= Massimo Giovanelli =

Italy international rugby union player

Massimo Giovanelli (born 1 March 1967 in Noceto) is a former Italian rugby union player. He played as a flanker. He was one of the best Italian rugby players of his generation.

==Club career==
Giovanelli started his career at the local team of Rugby Noceto Football Club, being promoted to the first category in 1984. He would play there until 1990/91, moving then to Amatori Rugby Milano, which he represented from 1991/92 to 1996/97. It was the most successful time of his career, winning three Italian Championship titles, in 1992/93, 1994/95 and 1995/96, and one Cup of Italy, in 1994/95. He moved to France in 1997, where he would play for Paris Université Club Rugby during one season, moving then to RC Narbonne, where he would stay for the season of 1998/99. Giovanelli returned to Italy, playing then for Rugby Rovigo (1999/2000).

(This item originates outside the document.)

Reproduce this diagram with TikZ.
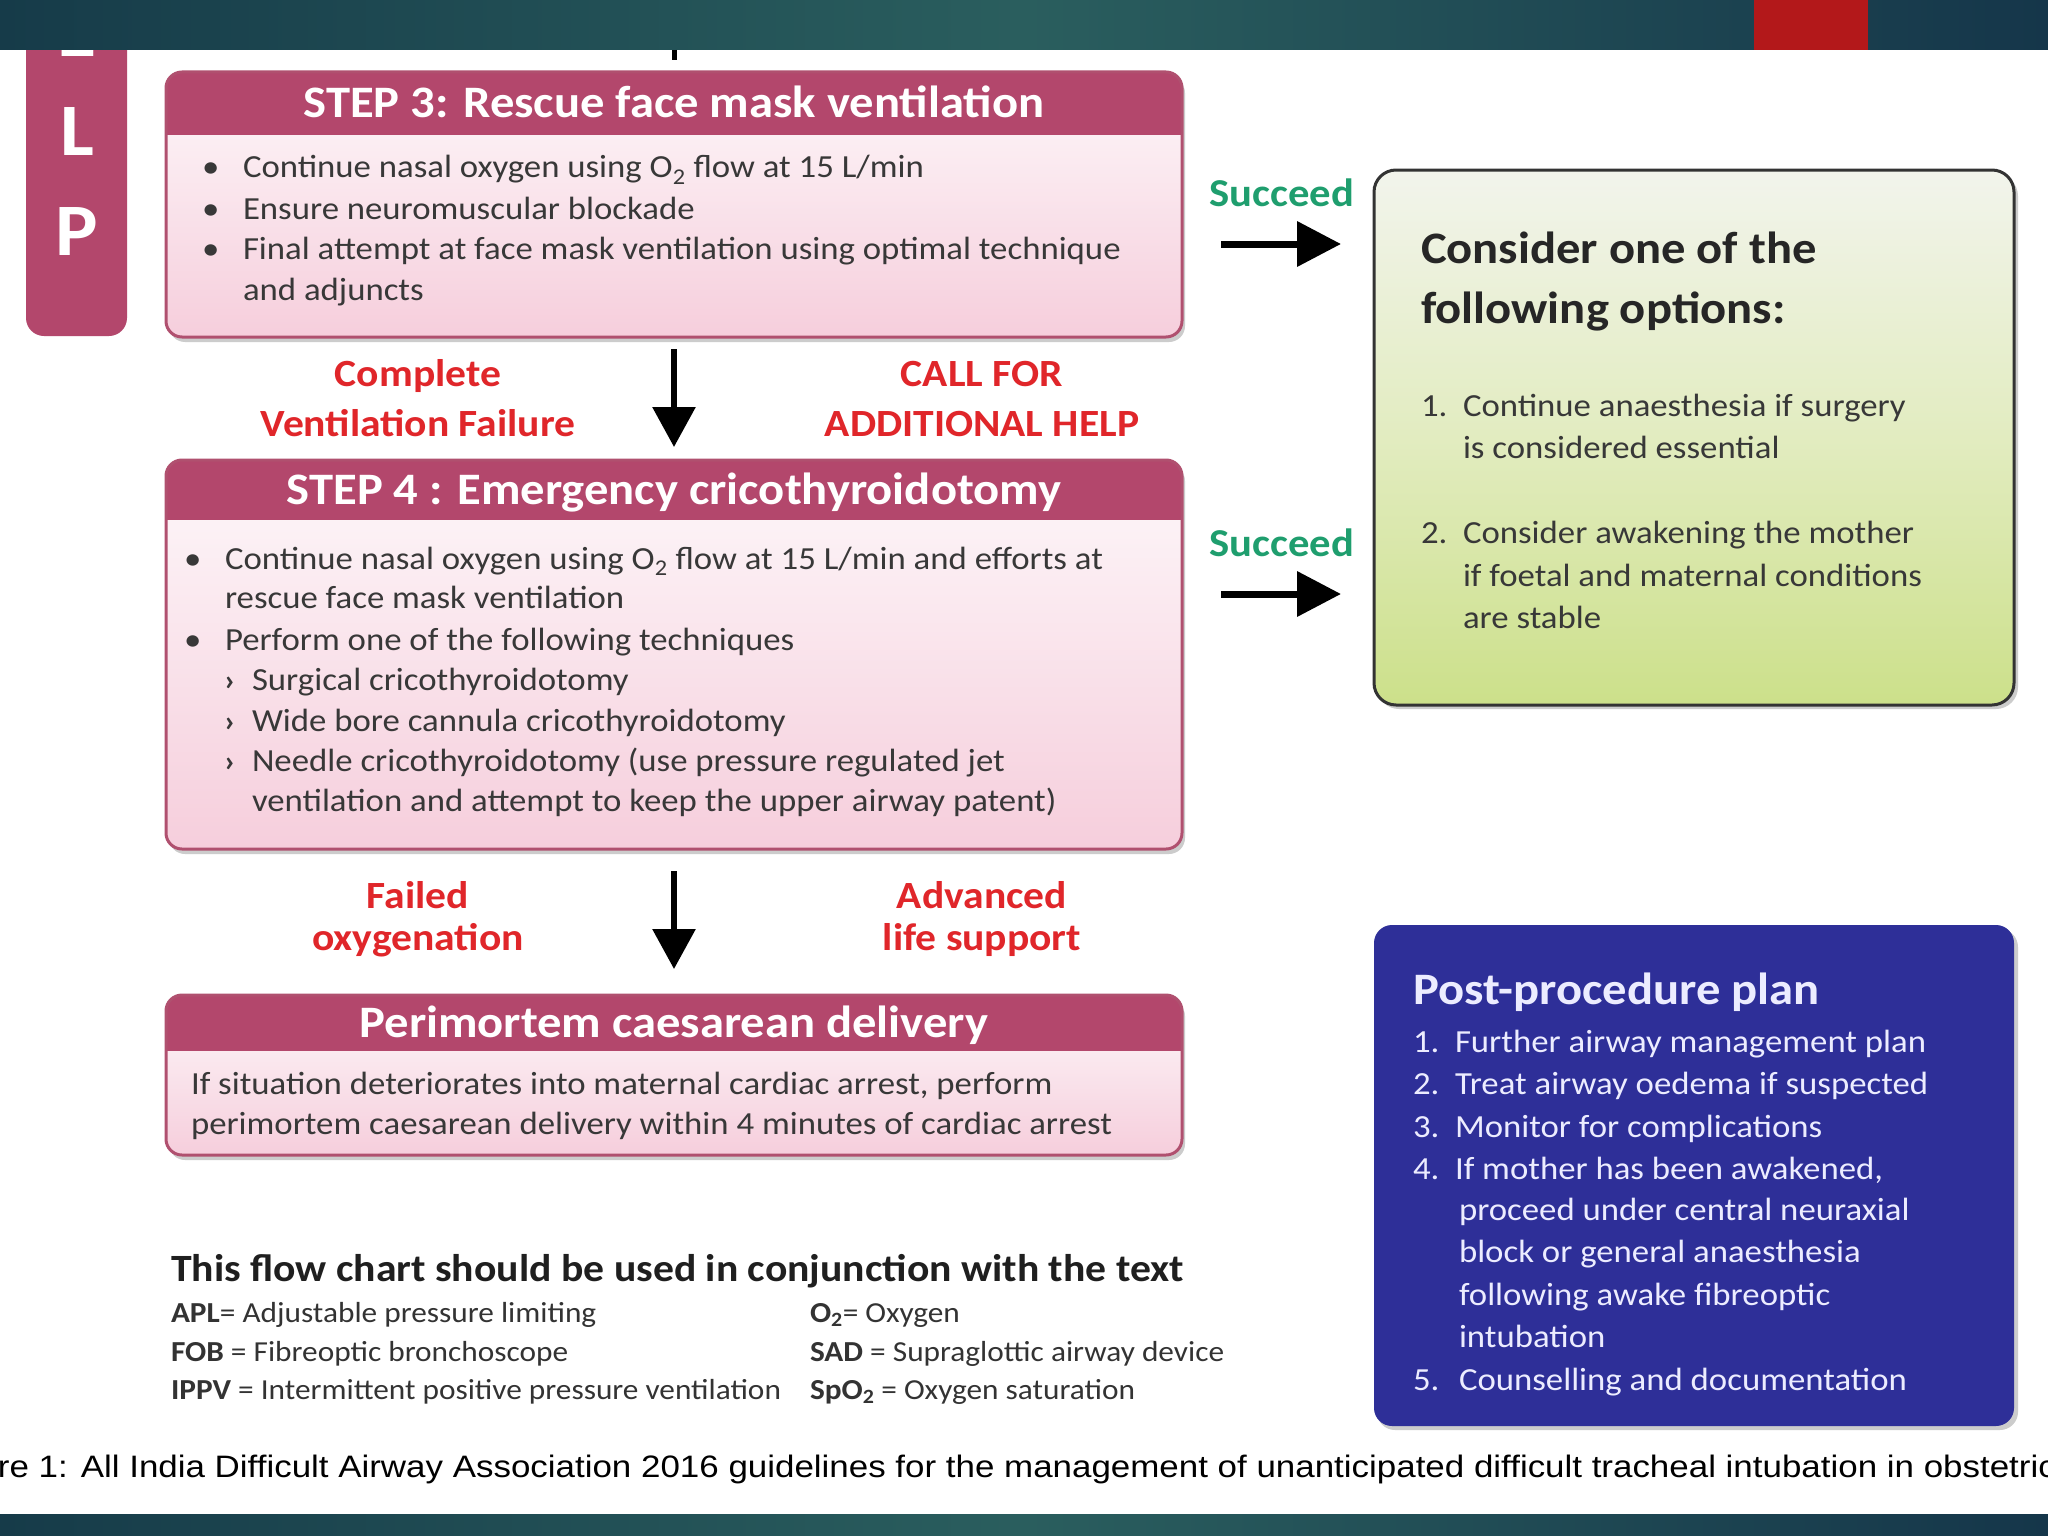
\documentclass[tikz,border=0pt]{standalone}
\usepackage{fontspec}
\setmainfont[FakeStretch=1.08]{Carlito}
\newfontfamily\capfont{Liberation Sans}
\usetikzlibrary{arrows.meta,fit}
\definecolor{hdr}{HTML}{B3476C}
\definecolor{hdrdark}{HTML}{B0506F}
\definecolor{pinktop}{HTML}{FDF8FA}
\definecolor{pinkbot}{HTML}{F6CEDC}
\definecolor{bodytxt}{HTML}{383838}
\definecolor{redlab}{HTML}{E0262A}
\definecolor{greenlab}{HTML}{1F9E6E}
\definecolor{gtop}{HTML}{F2F4EC}
\definecolor{gmid}{HTML}{E2ECC0}
\definecolor{gbot}{HTML}{CCE08A}
\definecolor{bluebox}{HTML}{2E2F98}
\definecolor{bluetxt}{HTML}{ECECFF}
\definecolor{barL}{HTML}{163B49}
\definecolor{barM}{HTML}{2A5E5E}
\definecolor{barR}{HTML}{15364A}
\definecolor{redblk}{HTML}{B3181A}
\newcommand\pinkbox[6]{%
  \fill[black!20, rounded corners=16pt] (#2+3,#3+5) rectangle (#4+3,#5+5);
  \shade[top color=pinktop, bottom color=pinkbot, rounded corners=16pt] (#2,#3) rectangle (#4,#5);
  \begin{scope}
    \clip[rounded corners=16pt] (#2,#3) rectangle (#4,#5);
    \fill[hdr] (#2,#3) rectangle (#4,#6);
  \end{scope}
  \draw[hdrdark, line width=3pt, rounded corners=16pt] (#2,#3) rectangle (#4,#5);
  \node[fit={(#2,#3) (#4,#5)}, inner sep=0pt, outer sep=0pt] (#1) {};
}
\begin{document}
\begin{tikzpicture}[x=1pt,y=-1pt,
  ln/.style={anchor=base west, inner sep=0pt, outer sep=0pt},
  lnc/.style={anchor=base, inner sep=0pt, outer sep=0pt},
  body/.style={ln, font=\fontsize{32.2}{32}\selectfont, text=bodytxt},
  subarr/.style={ln, font=\fontsize{30}{30}\selectfont\bfseries, text=bodytxt},
  hdtxt/.style={lnc, font=\fontsize{45}{45}\selectfont\bfseries, text=white},
  redtxt/.style={lnc, font=\fontsize{38.5}{38}\selectfont\bfseries, text=redlab},
  suctxt/.style={lnc, font=\fontsize{39.5}{39}\selectfont\bfseries, text=greenlab},
  gtitle/.style={ln, font=\fontsize{45}{45}\selectfont\bfseries, text=black!85},
  gitem/.style={ln, font=\fontsize{32.2}{32}\selectfont, text=bodytxt},
  btitle/.style={ln, font=\fontsize{45}{45}\selectfont\bfseries, text=bluetxt},
  bitem/.style={ln, font=\fontsize{32.2}{32}\selectfont, text=bluetxt},
  abbr/.style={ln, font=\fontsize{29}{29}\selectfont, text=black!80},
  varrow/.style={line width=6pt, -{Triangle[length=40pt,width=42pt]}},
  harrow/.style={line width=7pt, -{Triangle[length=44pt,width=44pt]}}
]
\useasboundingbox (0,0) rectangle (2048,1536);
\clip (0,0) rectangle (2048,1536);
\fill[white] (0,0) rectangle (2048,1536);

% left vertical bar
\fill[hdr, rounded corners=18pt] (26,-40) rectangle (127,336);
\node[lnc, font=\fontsize{74}{74}\selectfont\bfseries, text=white] (letE) at (77,57) {E};
\node[lnc, font=\fontsize{74}{74}\selectfont\bfseries, text=white] (letL) at (77,156) {L};
\node[lnc, font=\fontsize{74}{74}\selectfont\bfseries, text=white] (letP) at (77,255) {P};

% top bar
\shade[left color=barL, right color=barR, middle color=barM] (0,0) rectangle (2048,50);
\fill[redblk] (1754,0) rectangle (1868,50);
% bottom bar
\shade[left color=barL, right color=barR, middle color=barM] (0,1514) rectangle (2048,1536);

% boxes
\pinkbox{s3}{166}{72}{1182}{337}{135}
\pinkbox{s4}{166}{460}{1182}{849}{520}
\pinkbox{pm}{166}{995}{1182}{1155}{1051}

% stub arrow from above
\coordinate (stub) at (674,50);
\draw[line width=5pt] (stub) -- ([yshift=12pt]s3.north);

% STEP 3
\node[hdtxt] (s3h) at (674,118) {STEP 3: Rescue face mask ventilation};
\node[body] (s3b1) at (202,178) {\textbullet};
\node[body] (s3t1) at (243,178) {Continue nasal oxygen using O\textsubscript{2} flow at 15 L/min};
\node[body] (s3b2) at (202,219) {\textbullet};
\node[body] (s3t2) at (243,219) {Ensure neuromuscular blockade};
\node[body] (s3b3) at (202,259) {\textbullet};
\node[body] (s3t3) at (243,259) {Final attempt at face mask ventilation using optimal technique};
\node[body] (s3t4) at (243,300) {and adjuncts};

% labels between 3 and 4
\node[redtxt] (lab1a) at (418,386) {Complete};
\node[redtxt] (lab1b) at (418,436) {Ventilation Failure};
\node[redtxt] (lab2a) at (982,386) {CALL FOR};
\node[redtxt] (lab2b) at (982,436) {ADDITIONAL HELP};

% STEP 4
\node[hdtxt] (s4h) at (674,504) {STEP 4 : Emergency cricothyroidotomy};
\node[body] (s4b1) at (184,569) {\textbullet};
\node[body] (s4t1) at (225,569) {Continue nasal oxygen using O\textsubscript{2} flow at 15 L/min and efforts at};
\node[body] (s4t2) at (225,608) {rescue face mask ventilation};
\node[body] (s4b3) at (184,650) {\textbullet};
\node[body] (s4t3) at (225,650) {Perform one of the following techniques};
\node[subarr] (s4a4) at (224,690) {›};
\node[body] (s4t4) at (252,690) {Surgical cricothyroidotomy};
\node[subarr] (s4a5) at (224,731) {›};
\node[body] (s4t5) at (252,731) {Wide bore cannula cricothyroidotomy};
\node[subarr] (s4a6) at (224,771) {›};
\node[body] (s4t6) at (252,771) {Needle cricothyroidotomy (use pressure regulated jet};
\node[body] (s4t7) at (252,811) {ventilation and attempt to keep the upper airway patent)};

% labels between 4 and PM
\node[redtxt] (lab3a) at (418,908) {Failed};
\node[redtxt] (lab3b) at (418,950) {oxygenation};
\node[redtxt] (lab4a) at (982,908) {Advanced};
\node[redtxt] (lab4b) at (982,950) {life support};

% Perimortem
\node[hdtxt] (pmh) at (674,1037) {Perimortem caesarean delivery};
\node[body] (pmt1) at (191,1094) {If situation deteriorates into maternal cardiac arrest, perform};
\node[body] (pmt2) at (191,1134) {perimortem caesarean delivery within 4 minutes of cardiac arrest};

% green box
\fill[black!20, rounded corners=22pt] (1377,174) rectangle (2018,709);
\shade[top color=gtop, bottom color=gbot, middle color=gmid, rounded corners=22pt] (1374,170) rectangle (2014,705);
\draw[black!80, line width=3pt, rounded corners=22pt] (1374,170) rectangle (2014,705);
\node[fit={(1374,170) (2014,705)}, inner sep=0pt, outer sep=0pt] (opt) {};
\node[gtitle] (gt1) at (1421,263) {Consider one of the};
\node[gtitle] (gt2) at (1421,323) {following options:};
\node[gitem] (gn1) at (1421,416) {1.};
\node[gitem] (gi1) at (1463,416) {Continue anaesthesia if surgery};
\node[gitem] (gi2) at (1463,458) {is considered essential};
\node[gitem] (gn2) at (1421,543) {2.};
\node[gitem] (gi3) at (1463,543) {Consider awakening the mother};
\node[gitem] (gi4) at (1463,586) {if foetal and maternal conditions};
\node[gitem] (gi5) at (1463,628) {are stable};

% succeed labels and arrows
\node[suctxt] (suc1) at (1282,206) {Succeed};
\node[suctxt] (suc2) at (1282,556) {Succeed};
\coordinate (a1) at ([yshift=-39.5pt]s3.east);
\coordinate (a2) at ([yshift=60.5pt]s4.east);
\draw[harrow, shorten <=39pt, shorten >=33pt] (a1) -- (a1 -| opt.west);
\draw[harrow, shorten <=39pt, shorten >=33pt] (a2) -- (a2 -| opt.west);

% vertical arrows
\draw[varrow, shorten <=12pt, shorten >=13pt] (s3.south) -- (s4.north);
\draw[varrow, shorten <=22pt, shorten >=26pt] (s4.south) -- (pm.north);

% blue box
\fill[black!20, rounded corners=18pt] (1377,929) rectangle (2018,1430);
\fill[bluebox, rounded corners=18pt] (1374,925) rectangle (2014,1426);
\node[fit={(1374,925) (2014,1426)}, inner sep=0pt, outer sep=0pt] (post) {};
\node[btitle] (bt) at (1413,1004) {Post-procedure plan};
\node[bitem] (bn1) at (1413,1052) {1.};
\node[bitem] (bi1) at (1455,1052) {Further airway management plan};
\node[bitem] (bn2) at (1413,1094) {2.};
\node[bitem] (bi2) at (1455,1094) {Treat airway oedema if suspected};
\node[bitem] (bn3) at (1413,1137) {3.};
\node[bitem] (bi3) at (1455,1137) {Monitor for complications};
\node[bitem] (bn4) at (1413,1179) {4.};
\node[bitem] (bi4) at (1455,1179) {If mother has been awakened,};
\node[bitem] (bi5) at (1459,1220) {proceed under central neuraxial};
\node[bitem] (bi6) at (1459,1262) {block or general anaesthesia};
\node[bitem] (bi7) at (1459,1305) {following awake fibreoptic};
\node[bitem] (bi8) at (1459,1347) {intubation};
\node[bitem] (bn5) at (1413,1390) {5.};
\node[bitem] (bi9) at (1459,1390) {Counselling and documentation};

% bottom notes
\node[ln, font=\fontsize{38.6}{38}\selectfont\bfseries, text=black!88] (note) at (171,1281) {This flow chart should be used in conjunction with the text};
\node[abbr] (ab1) at (171,1322) {\textbf{APL}= Adjustable pressure limiting};
\node[abbr] (ab2) at (171,1361) {\textbf{FOB} = Fibreoptic bronchoscope};
\node[abbr] (ab3) at (171,1399) {\textbf{IPPV} = Intermittent positive pressure ventilation};
\node[abbr] (ab4) at (810,1322) {\textbf{O\textsubscript{2}}= Oxygen};
\node[abbr] (ab5) at (810,1361) {\textbf{SAD} = Supraglottic airway device};
\node[abbr] (ab6) at (810,1399) {\textbf{SpO\textsubscript{2}} = Oxygen saturation};

% caption
\node[ln] (cap) at (-2,1477) {\resizebox{2058pt}{\height}{\capfont\fontsize{31}{31}\selectfont re 1: All India Difficult Airway Association 2016 guidelines for the management of unanticipated difficult tracheal intubation in obstetric}};
\end{tikzpicture}
\end{document}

He left competition for some years due to an eye problem, but returned for a final spell with Rugby Colomo, where he would play from 2003/04 to 2006/07, finishing his career aged 40.

==International career==
Giovanelli had 60 caps for Italy, from 1989 to 2000, scoring 4 tries, 19 points in aggregate. He was the captain for 37 caps. His first game was at 30 September 1989, in the 33-9 win over Zimbabwe, in Treviso, in a friendly match, aged 22 years old. He was selected for three Rugby World Cup finals, playing 2 times at the 1991 Rugby World Cup, never being capped at the 1995 Rugby World Cup, and playing three times at the 1999 Rugby World Cup. He was also the captain of Italy in this last presence. He had his last cap for the National Team during his sole presence at the 2000 Six Nations Championship, at 5 February 2000, in the 34-20 win over Scotland, in Rome, that marked his country debut at the competition. His eye injury forced him to leave the national team afterwards.

He was inducted at the World Rugby Museum Wall of Fame in Twickenham on 17 February 2001.

He also graduated in architecture in 2003.